Less Investment in New Play Development and Late/Off Night Programming
Perhaps the most disappointing number in the report is a 16% cut in staged readings and workshop offerings since 2011. “Other performances” — including pre-show educational events, lectures, backstage tours, cabaret performances, and late night shows — suffered a 26% cut.
Education/Outreach Is a Bright Spot
“Theaters are pushing back on a decline in attendance through education programs and productions for young audiences, which saw significant increases in reach and income generated,” said Teresa Eyring, executive director of TCG. Earned income from education/outreach programs rose 28% over a 5-year period, and people served by outreach and education activity increased by 22%. Attendance at children’s series performances grew 12%, and there was a 24% gain in income from those productions.

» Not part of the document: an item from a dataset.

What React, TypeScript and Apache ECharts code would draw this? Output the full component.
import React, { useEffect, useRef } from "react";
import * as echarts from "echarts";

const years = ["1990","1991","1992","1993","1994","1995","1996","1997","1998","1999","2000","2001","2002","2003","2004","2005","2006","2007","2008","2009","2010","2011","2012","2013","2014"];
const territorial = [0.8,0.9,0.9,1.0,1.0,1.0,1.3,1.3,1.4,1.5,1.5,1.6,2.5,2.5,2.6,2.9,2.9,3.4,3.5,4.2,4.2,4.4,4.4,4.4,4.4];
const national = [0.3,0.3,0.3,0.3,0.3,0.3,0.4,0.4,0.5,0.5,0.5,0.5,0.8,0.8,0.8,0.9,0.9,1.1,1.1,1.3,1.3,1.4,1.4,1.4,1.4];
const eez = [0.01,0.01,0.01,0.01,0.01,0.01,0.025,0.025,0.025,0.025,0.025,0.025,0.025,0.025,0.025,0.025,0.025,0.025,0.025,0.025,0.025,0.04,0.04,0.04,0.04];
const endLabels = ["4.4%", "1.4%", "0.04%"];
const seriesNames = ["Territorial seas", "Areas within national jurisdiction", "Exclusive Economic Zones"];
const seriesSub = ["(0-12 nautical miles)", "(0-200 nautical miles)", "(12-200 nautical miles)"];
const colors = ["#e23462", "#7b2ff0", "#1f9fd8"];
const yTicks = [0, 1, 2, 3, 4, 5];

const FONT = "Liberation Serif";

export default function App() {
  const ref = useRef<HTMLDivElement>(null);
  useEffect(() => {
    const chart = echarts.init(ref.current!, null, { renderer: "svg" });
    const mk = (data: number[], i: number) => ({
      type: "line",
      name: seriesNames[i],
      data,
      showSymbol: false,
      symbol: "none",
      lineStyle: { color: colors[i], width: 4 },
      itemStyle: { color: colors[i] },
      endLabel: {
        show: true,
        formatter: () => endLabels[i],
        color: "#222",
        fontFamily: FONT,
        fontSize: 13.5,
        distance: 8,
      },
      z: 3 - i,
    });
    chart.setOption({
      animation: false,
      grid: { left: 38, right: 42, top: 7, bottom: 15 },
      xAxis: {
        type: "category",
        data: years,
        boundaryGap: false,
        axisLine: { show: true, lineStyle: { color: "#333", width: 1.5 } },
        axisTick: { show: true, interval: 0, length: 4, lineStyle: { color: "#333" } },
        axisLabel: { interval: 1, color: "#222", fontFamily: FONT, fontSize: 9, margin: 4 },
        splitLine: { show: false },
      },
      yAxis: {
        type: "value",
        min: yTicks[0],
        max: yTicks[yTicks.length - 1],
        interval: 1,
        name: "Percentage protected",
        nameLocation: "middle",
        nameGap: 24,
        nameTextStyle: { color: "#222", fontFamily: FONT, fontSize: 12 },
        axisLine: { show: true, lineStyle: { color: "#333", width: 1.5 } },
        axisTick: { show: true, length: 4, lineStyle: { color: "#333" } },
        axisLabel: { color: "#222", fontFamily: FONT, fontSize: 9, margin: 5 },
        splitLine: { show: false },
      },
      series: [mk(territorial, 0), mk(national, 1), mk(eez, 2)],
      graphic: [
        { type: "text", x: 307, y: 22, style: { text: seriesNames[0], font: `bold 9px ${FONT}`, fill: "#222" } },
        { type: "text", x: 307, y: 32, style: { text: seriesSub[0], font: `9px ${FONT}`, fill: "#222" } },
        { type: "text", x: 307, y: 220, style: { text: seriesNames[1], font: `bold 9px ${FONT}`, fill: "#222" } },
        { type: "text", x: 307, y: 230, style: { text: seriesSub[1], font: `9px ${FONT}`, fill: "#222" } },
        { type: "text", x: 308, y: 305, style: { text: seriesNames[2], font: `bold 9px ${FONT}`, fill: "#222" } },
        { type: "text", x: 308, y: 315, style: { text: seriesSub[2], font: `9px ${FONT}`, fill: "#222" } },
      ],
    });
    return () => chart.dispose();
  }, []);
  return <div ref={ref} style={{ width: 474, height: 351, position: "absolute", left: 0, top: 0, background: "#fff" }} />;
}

“Theatre Facts 2015 shows theatres benefitting from increases in earned and contributed income, and highlights an increased investment by our field in the workforce that serves as our core,” Eryring says. “While our field continues to face challenges, this report indicates that many theatres have found a greater sense of stability and are investing in the future.”
Based on the annual TCG Fiscal Survey, Theatre Facts is an in-depth report that examines the attendance, performance, and overall fiscal state of the U.S. professional not-for-profit theater field. Theatre Facts 2015 reflects data from the fiscal year that theaters completed between October 31, 2014 and September 30, 2015, and is available at tcg.org.